Exercise details. Provide again, from the entries below, every line from the one containing "Output the LaTeX" through the one containing "(0,0) rectangle (535,768);", exactly as written, and no other line.

[Stored dataset items]
----------------------------------------

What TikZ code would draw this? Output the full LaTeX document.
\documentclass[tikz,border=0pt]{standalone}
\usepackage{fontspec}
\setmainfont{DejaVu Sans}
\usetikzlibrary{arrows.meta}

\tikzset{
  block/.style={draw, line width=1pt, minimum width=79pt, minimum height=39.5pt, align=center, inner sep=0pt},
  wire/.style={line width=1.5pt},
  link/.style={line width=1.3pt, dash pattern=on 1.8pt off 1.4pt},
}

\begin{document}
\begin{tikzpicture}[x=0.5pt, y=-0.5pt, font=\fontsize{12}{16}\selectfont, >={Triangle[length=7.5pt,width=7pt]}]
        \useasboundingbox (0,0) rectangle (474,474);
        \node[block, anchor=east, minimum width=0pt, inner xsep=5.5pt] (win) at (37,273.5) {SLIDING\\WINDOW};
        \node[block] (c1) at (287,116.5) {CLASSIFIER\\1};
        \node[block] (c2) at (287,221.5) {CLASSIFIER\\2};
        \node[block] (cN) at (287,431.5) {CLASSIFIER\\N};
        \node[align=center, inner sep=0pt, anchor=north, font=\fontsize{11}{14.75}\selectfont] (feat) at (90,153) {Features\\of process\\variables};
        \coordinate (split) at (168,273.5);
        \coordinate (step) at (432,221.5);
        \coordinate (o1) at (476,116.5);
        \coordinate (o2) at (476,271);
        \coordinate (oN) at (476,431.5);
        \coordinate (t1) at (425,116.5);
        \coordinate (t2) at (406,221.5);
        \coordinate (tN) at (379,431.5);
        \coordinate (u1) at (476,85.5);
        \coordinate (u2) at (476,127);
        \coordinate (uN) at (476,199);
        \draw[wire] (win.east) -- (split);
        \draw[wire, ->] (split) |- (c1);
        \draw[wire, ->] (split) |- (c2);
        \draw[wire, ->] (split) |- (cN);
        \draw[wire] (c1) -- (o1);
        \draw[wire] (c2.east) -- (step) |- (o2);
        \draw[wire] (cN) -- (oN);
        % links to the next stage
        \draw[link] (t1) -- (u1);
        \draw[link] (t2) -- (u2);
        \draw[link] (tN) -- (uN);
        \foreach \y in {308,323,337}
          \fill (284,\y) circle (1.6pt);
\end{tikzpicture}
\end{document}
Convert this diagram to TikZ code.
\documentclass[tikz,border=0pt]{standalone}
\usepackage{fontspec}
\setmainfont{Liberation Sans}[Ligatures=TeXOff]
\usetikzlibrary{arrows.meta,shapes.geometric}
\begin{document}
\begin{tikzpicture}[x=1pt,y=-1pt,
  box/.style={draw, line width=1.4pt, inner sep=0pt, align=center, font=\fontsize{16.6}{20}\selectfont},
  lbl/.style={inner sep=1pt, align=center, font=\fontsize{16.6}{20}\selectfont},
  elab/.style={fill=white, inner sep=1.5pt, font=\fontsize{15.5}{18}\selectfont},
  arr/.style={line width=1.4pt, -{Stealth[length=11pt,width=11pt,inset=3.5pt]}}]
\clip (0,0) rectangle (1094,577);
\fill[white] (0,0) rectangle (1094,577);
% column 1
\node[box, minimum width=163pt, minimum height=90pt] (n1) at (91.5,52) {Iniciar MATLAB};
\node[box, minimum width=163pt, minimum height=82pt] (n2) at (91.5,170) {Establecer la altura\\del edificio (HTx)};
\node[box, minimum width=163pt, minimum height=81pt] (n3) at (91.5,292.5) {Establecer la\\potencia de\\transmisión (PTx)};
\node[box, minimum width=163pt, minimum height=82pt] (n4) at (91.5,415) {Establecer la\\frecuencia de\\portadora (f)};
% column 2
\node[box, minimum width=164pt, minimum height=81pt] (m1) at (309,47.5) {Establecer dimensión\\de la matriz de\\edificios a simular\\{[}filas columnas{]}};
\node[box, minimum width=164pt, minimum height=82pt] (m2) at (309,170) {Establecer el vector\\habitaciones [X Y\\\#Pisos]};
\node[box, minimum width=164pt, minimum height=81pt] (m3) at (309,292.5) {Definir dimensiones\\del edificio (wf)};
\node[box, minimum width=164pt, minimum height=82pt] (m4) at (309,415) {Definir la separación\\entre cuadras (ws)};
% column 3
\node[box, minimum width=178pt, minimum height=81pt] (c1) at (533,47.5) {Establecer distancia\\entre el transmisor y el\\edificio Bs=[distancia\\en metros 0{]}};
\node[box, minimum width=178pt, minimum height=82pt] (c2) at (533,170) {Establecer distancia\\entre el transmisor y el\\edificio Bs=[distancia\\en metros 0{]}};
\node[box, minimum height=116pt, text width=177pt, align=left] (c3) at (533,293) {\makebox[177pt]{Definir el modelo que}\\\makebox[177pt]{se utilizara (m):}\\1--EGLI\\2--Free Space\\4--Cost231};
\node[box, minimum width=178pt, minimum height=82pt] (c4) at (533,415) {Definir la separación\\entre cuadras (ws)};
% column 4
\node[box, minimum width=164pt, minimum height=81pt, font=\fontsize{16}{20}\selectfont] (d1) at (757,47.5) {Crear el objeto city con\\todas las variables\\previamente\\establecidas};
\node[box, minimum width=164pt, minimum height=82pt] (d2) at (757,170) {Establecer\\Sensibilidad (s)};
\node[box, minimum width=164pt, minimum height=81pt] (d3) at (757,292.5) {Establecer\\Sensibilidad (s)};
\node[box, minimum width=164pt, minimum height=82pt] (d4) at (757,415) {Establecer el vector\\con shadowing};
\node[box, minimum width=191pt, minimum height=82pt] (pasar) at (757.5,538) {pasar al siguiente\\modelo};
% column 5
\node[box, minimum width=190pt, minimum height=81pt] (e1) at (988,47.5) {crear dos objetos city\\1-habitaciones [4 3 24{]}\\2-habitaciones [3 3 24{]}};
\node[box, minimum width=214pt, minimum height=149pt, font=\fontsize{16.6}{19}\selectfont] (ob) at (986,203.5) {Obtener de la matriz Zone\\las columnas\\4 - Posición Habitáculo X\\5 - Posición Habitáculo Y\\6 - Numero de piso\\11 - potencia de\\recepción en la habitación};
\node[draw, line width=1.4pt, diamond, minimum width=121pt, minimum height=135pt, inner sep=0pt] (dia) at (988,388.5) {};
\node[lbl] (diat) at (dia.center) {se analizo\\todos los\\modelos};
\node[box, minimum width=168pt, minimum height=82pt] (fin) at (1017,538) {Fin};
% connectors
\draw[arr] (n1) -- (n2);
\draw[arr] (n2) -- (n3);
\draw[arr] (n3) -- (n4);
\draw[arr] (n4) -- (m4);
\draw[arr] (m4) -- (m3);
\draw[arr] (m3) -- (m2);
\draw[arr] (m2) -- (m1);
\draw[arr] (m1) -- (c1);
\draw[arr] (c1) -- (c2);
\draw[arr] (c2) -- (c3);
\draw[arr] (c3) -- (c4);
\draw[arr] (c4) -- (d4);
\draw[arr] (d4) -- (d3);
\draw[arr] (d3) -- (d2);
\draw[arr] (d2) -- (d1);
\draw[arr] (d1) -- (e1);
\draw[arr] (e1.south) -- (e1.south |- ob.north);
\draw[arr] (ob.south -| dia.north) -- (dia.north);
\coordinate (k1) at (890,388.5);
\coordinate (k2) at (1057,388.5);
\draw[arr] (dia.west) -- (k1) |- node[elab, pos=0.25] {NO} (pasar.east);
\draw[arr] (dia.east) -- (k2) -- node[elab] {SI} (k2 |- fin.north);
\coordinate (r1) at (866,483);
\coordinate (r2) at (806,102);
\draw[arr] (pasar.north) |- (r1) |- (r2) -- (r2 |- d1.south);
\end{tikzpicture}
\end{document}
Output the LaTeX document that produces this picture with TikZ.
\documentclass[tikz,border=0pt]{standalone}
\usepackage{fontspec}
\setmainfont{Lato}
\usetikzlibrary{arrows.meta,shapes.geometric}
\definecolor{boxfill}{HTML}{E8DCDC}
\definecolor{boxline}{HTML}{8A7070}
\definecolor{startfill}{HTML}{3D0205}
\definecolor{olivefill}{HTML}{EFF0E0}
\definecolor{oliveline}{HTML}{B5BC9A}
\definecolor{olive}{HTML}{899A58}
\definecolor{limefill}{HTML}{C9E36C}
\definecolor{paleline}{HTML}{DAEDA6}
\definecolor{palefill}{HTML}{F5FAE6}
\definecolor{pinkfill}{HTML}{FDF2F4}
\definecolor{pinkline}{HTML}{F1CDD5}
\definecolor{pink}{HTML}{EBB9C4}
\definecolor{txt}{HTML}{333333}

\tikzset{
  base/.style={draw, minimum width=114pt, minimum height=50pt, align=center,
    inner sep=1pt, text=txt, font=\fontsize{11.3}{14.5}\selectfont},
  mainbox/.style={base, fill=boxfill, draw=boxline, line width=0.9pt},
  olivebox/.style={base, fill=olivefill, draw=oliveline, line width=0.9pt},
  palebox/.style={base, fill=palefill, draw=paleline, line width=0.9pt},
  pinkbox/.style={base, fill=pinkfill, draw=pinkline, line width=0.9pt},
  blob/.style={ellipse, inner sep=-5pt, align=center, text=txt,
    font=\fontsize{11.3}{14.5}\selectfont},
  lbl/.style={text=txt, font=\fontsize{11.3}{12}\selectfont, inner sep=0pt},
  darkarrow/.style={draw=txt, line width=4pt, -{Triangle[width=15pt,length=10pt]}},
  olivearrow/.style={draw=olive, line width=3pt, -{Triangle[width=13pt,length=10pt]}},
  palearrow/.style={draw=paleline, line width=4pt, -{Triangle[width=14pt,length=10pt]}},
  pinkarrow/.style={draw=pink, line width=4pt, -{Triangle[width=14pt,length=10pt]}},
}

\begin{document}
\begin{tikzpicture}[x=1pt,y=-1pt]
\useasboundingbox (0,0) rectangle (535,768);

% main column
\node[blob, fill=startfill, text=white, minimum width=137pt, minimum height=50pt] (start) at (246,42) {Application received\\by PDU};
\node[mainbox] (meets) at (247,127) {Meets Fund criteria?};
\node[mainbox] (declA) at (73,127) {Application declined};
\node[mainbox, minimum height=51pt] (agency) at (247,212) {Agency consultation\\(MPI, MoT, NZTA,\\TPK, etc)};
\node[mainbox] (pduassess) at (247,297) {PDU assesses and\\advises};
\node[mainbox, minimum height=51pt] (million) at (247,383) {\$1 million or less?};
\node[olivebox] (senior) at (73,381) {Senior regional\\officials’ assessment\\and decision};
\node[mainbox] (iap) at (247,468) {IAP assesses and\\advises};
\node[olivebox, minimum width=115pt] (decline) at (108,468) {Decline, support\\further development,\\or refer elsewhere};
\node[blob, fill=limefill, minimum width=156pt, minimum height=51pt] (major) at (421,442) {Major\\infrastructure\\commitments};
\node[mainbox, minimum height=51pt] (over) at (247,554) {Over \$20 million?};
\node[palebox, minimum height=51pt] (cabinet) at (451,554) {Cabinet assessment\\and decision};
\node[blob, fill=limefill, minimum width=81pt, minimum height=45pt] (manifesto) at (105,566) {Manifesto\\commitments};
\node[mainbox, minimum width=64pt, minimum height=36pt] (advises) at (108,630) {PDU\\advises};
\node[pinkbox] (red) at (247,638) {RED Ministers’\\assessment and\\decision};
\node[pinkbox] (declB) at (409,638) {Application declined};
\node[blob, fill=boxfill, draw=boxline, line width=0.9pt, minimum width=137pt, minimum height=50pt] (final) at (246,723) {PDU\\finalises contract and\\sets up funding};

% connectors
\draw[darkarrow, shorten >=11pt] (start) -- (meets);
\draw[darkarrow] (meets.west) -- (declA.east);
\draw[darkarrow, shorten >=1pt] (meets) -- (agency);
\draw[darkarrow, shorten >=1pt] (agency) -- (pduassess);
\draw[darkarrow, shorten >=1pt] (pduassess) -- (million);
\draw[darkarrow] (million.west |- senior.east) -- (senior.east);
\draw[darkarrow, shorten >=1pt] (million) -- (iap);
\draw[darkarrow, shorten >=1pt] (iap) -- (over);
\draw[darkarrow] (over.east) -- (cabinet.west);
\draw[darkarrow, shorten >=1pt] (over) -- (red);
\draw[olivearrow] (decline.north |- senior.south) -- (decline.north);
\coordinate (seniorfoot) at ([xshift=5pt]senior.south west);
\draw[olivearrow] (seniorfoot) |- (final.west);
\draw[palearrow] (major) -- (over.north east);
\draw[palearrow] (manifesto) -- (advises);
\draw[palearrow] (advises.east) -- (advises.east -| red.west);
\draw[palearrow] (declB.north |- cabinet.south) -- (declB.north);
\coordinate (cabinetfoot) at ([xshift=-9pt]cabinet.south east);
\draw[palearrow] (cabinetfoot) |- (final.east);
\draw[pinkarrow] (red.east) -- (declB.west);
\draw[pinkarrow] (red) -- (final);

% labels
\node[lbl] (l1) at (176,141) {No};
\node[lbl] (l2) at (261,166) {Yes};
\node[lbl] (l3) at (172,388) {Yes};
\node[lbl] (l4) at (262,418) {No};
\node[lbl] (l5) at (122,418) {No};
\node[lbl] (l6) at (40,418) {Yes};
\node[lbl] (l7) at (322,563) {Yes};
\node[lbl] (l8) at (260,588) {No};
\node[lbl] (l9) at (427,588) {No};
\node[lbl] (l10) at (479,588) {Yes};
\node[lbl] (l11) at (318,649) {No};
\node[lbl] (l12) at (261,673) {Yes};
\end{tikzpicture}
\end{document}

----------------------------------------

Written response.
Output the LaTeX document that produces this picture with TikZ.
\documentclass[tikz,border=0pt]{standalone}
\usepackage{fontspec}
\setmainfont{Lato}
\usetikzlibrary{arrows.meta,shapes.geometric}
\definecolor{boxfill}{HTML}{E8DCDC}
\definecolor{boxline}{HTML}{8A7070}
\definecolor{startfill}{HTML}{3D0205}
\definecolor{olivefill}{HTML}{EFF0E0}
\definecolor{oliveline}{HTML}{B5BC9A}
\definecolor{olive}{HTML}{899A58}
\definecolor{limefill}{HTML}{C9E36C}
\definecolor{paleline}{HTML}{DAEDA6}
\definecolor{palefill}{HTML}{F5FAE6}
\definecolor{pinkfill}{HTML}{FDF2F4}
\definecolor{pinkline}{HTML}{F1CDD5}
\definecolor{pink}{HTML}{EBB9C4}
\definecolor{txt}{HTML}{333333}

\tikzset{
  base/.style={draw, minimum width=114pt, minimum height=50pt, align=center,
    inner sep=1pt, text=txt, font=\fontsize{11.3}{14.5}\selectfont},
  mainbox/.style={base, fill=boxfill, draw=boxline, line width=0.9pt},
  olivebox/.style={base, fill=olivefill, draw=oliveline, line width=0.9pt},
  palebox/.style={base, fill=palefill, draw=paleline, line width=0.9pt},
  pinkbox/.style={base, fill=pinkfill, draw=pinkline, line width=0.9pt},
  blob/.style={ellipse, inner sep=-5pt, align=center, text=txt,
    font=\fontsize{11.3}{14.5}\selectfont},
  lbl/.style={text=txt, font=\fontsize{11.3}{12}\selectfont, inner sep=0pt},
  darkarrow/.style={draw=txt, line width=4pt, -{Triangle[width=15pt,length=10pt]}},
  olivearrow/.style={draw=olive, line width=3pt, -{Triangle[width=13pt,length=10pt]}},
  palearrow/.style={draw=paleline, line width=4pt, -{Triangle[width=14pt,length=10pt]}},
  pinkarrow/.style={draw=pink, line width=4pt, -{Triangle[width=14pt,length=10pt]}},
}

\begin{document}
\begin{tikzpicture}[x=1pt,y=-1pt]
\useasboundingbox (0,0) rectangle (535,768);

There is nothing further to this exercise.